begin

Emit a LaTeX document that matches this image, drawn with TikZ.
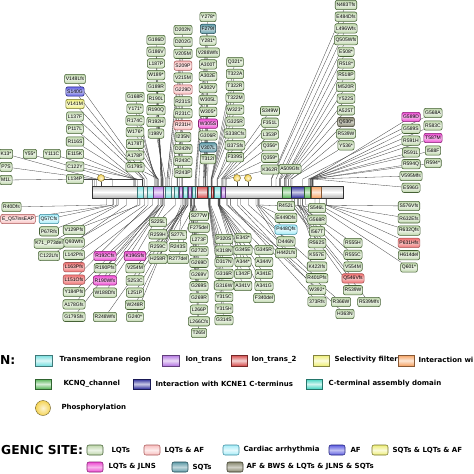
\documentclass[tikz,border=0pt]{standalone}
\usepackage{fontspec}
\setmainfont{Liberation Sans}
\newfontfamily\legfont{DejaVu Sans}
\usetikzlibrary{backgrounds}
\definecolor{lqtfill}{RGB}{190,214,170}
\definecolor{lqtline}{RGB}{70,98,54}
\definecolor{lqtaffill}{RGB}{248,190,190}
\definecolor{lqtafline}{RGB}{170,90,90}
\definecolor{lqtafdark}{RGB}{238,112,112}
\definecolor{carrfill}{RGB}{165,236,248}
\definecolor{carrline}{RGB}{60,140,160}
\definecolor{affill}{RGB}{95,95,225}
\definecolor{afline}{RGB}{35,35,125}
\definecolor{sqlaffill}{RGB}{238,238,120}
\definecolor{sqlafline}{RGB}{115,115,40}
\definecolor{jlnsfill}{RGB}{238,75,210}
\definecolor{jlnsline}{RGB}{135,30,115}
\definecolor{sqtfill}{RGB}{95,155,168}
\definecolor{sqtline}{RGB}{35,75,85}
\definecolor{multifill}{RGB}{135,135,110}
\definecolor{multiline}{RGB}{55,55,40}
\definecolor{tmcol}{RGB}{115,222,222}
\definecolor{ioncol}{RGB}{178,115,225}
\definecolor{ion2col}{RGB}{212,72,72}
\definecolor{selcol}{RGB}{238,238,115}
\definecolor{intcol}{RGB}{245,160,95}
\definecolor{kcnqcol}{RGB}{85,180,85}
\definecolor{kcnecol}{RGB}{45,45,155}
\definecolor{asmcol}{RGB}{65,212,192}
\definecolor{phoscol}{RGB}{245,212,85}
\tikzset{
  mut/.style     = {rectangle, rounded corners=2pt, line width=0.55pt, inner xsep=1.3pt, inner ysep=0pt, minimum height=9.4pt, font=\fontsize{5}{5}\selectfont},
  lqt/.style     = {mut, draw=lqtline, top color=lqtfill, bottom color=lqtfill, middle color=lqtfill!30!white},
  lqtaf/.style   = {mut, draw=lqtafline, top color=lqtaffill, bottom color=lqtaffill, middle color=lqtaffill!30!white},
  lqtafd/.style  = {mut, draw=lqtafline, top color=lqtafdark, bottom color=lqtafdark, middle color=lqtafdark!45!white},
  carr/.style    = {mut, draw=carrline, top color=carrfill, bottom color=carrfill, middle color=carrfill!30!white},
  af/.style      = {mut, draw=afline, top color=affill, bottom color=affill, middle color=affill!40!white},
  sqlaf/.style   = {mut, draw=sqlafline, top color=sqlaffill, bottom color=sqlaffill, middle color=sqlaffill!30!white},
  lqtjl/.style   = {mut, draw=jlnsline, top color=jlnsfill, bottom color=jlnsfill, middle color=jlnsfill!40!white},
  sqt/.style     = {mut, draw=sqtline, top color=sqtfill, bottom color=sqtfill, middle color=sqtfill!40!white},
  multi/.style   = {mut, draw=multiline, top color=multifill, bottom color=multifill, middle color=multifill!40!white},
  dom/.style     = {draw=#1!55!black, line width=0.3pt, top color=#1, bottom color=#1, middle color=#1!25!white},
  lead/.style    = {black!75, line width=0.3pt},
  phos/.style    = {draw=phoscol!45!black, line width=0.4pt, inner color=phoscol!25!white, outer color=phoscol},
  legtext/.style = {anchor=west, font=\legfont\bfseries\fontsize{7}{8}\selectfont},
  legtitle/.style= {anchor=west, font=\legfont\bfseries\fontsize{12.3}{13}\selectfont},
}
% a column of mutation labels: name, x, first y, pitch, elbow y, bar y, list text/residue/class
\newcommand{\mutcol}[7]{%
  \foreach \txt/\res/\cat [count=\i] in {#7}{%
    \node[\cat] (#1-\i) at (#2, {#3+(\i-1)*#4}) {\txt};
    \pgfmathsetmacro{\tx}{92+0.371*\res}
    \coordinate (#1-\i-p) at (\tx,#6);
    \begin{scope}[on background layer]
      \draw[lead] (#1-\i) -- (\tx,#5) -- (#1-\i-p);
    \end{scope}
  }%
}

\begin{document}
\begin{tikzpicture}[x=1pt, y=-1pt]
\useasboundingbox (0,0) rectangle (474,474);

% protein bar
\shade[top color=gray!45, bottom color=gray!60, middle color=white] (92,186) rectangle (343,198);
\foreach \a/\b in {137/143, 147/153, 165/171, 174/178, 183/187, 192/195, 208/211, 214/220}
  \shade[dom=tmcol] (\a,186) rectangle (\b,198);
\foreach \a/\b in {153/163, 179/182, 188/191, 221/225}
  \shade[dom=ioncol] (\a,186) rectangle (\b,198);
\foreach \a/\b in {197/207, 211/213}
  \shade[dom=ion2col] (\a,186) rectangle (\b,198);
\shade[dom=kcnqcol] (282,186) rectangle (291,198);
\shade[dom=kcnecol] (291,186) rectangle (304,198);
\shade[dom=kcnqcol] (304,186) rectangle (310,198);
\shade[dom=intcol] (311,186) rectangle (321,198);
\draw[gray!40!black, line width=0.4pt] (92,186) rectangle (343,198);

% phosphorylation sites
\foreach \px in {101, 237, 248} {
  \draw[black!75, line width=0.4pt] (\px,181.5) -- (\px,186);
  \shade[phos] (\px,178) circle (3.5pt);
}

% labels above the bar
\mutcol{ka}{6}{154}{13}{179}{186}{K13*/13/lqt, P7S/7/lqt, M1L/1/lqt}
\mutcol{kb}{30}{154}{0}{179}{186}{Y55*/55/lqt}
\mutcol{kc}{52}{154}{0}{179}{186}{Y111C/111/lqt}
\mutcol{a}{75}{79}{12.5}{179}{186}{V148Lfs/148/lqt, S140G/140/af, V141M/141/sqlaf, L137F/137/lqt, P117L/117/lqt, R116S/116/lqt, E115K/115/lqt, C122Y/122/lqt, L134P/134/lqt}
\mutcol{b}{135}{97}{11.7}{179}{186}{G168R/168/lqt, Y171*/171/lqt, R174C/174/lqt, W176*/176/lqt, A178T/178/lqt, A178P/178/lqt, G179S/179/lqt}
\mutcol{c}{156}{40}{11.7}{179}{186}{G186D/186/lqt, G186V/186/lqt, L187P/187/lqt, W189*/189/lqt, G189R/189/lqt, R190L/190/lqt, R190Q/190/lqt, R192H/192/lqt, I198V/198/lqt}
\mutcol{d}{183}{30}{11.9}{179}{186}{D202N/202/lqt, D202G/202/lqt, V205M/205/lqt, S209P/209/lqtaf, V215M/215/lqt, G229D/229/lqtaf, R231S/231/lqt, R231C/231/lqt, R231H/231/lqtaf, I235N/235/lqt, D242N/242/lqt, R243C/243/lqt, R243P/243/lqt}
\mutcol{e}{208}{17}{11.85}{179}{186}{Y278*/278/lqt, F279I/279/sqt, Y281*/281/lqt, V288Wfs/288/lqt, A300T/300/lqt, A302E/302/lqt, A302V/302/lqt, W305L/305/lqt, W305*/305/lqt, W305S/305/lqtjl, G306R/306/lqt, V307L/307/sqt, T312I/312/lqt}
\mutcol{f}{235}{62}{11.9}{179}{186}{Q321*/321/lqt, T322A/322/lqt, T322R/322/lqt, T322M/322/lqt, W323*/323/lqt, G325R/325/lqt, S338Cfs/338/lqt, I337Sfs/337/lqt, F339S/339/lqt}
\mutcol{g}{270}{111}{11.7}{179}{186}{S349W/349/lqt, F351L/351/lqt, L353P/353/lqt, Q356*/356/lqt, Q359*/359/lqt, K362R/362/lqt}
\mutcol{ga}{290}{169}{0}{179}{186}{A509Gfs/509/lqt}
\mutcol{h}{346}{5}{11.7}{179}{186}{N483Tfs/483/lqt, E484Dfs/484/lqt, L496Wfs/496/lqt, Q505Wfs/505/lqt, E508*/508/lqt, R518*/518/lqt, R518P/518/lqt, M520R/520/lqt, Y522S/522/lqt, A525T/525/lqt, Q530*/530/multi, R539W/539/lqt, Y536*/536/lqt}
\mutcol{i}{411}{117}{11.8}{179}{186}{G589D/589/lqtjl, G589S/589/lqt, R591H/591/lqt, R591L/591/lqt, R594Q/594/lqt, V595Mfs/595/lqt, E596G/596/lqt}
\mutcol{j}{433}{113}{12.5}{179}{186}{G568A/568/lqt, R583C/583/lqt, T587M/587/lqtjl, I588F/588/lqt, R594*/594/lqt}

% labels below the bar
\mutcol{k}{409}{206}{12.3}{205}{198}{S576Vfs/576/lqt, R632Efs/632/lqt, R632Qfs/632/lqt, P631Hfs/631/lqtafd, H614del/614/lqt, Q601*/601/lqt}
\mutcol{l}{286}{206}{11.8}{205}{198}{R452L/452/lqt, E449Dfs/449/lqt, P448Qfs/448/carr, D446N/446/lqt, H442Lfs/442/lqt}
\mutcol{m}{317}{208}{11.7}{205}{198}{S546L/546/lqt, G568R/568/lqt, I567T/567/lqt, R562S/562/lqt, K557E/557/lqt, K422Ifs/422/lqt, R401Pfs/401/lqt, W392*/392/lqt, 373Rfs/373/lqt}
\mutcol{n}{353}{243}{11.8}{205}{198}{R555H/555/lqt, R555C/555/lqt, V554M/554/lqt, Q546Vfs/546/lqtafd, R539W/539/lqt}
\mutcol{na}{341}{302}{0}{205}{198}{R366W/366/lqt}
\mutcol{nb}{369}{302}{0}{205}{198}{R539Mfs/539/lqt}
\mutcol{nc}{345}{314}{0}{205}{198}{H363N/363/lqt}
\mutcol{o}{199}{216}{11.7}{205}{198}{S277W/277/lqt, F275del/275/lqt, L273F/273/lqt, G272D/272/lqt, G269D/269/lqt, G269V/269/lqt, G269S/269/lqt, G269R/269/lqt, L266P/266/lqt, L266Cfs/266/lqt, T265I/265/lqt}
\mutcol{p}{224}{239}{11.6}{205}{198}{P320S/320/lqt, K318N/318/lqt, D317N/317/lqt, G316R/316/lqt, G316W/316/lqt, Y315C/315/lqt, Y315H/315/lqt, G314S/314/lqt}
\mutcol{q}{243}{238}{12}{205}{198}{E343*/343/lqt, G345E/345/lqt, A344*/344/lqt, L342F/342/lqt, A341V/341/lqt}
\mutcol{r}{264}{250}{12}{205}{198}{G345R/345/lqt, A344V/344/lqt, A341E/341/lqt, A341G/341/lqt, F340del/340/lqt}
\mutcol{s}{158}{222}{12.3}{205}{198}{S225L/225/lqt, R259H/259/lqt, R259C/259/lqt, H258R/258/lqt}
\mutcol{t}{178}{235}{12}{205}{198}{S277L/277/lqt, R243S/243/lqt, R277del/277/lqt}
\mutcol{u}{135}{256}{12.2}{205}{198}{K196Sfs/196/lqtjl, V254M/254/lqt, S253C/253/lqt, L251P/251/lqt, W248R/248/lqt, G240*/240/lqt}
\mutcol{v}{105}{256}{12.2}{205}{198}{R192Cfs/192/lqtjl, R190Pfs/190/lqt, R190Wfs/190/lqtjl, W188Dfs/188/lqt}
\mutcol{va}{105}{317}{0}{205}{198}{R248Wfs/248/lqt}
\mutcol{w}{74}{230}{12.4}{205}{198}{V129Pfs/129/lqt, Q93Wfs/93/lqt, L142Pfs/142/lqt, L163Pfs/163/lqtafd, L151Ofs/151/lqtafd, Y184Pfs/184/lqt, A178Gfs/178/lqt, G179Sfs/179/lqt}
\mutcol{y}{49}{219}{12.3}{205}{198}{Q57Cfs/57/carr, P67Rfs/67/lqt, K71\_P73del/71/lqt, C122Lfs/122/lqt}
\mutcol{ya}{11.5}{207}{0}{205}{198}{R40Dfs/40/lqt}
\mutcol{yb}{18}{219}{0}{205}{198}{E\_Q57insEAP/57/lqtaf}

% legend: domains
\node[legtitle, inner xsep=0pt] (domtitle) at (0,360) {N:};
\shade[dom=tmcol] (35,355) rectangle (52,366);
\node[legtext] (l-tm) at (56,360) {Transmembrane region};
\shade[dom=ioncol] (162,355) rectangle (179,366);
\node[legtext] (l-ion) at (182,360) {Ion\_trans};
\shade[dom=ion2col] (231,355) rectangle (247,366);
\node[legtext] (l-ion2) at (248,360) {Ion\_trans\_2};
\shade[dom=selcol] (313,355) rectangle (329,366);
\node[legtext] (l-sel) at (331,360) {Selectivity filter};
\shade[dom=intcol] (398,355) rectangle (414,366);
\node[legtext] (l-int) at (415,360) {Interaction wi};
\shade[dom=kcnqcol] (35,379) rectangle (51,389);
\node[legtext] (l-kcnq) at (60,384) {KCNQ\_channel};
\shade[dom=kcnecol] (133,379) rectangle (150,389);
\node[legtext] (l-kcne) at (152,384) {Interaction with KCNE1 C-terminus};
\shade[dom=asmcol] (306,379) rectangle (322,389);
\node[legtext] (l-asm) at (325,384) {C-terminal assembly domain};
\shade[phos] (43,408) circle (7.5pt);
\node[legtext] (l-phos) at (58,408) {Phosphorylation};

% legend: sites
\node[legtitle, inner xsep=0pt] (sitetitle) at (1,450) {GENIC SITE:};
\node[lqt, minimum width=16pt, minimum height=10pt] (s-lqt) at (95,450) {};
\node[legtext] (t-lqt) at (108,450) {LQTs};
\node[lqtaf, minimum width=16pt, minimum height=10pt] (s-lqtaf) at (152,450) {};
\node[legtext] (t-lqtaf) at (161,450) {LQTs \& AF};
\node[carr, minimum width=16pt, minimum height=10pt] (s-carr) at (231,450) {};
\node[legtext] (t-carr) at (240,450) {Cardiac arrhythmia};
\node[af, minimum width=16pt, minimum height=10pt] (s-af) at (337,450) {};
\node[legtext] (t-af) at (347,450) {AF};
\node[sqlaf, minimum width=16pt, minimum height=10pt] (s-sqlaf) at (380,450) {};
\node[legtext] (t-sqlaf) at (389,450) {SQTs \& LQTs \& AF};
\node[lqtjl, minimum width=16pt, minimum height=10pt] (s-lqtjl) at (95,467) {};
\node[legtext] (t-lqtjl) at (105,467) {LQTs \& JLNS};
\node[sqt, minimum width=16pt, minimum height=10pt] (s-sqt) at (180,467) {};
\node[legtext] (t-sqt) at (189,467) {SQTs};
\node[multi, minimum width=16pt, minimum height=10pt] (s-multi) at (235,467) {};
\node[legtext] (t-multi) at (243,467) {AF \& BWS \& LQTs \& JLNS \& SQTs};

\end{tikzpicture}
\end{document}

end

### [EXERCISE]
Each line above that includes "with" should be shown.

### [EXERCISE RESULT]
Emit a LaTeX document that matches this image, drawn with TikZ.
\node[legtext] (l-kcne) at (152,384) {Interaction with KCNE1 C-terminus};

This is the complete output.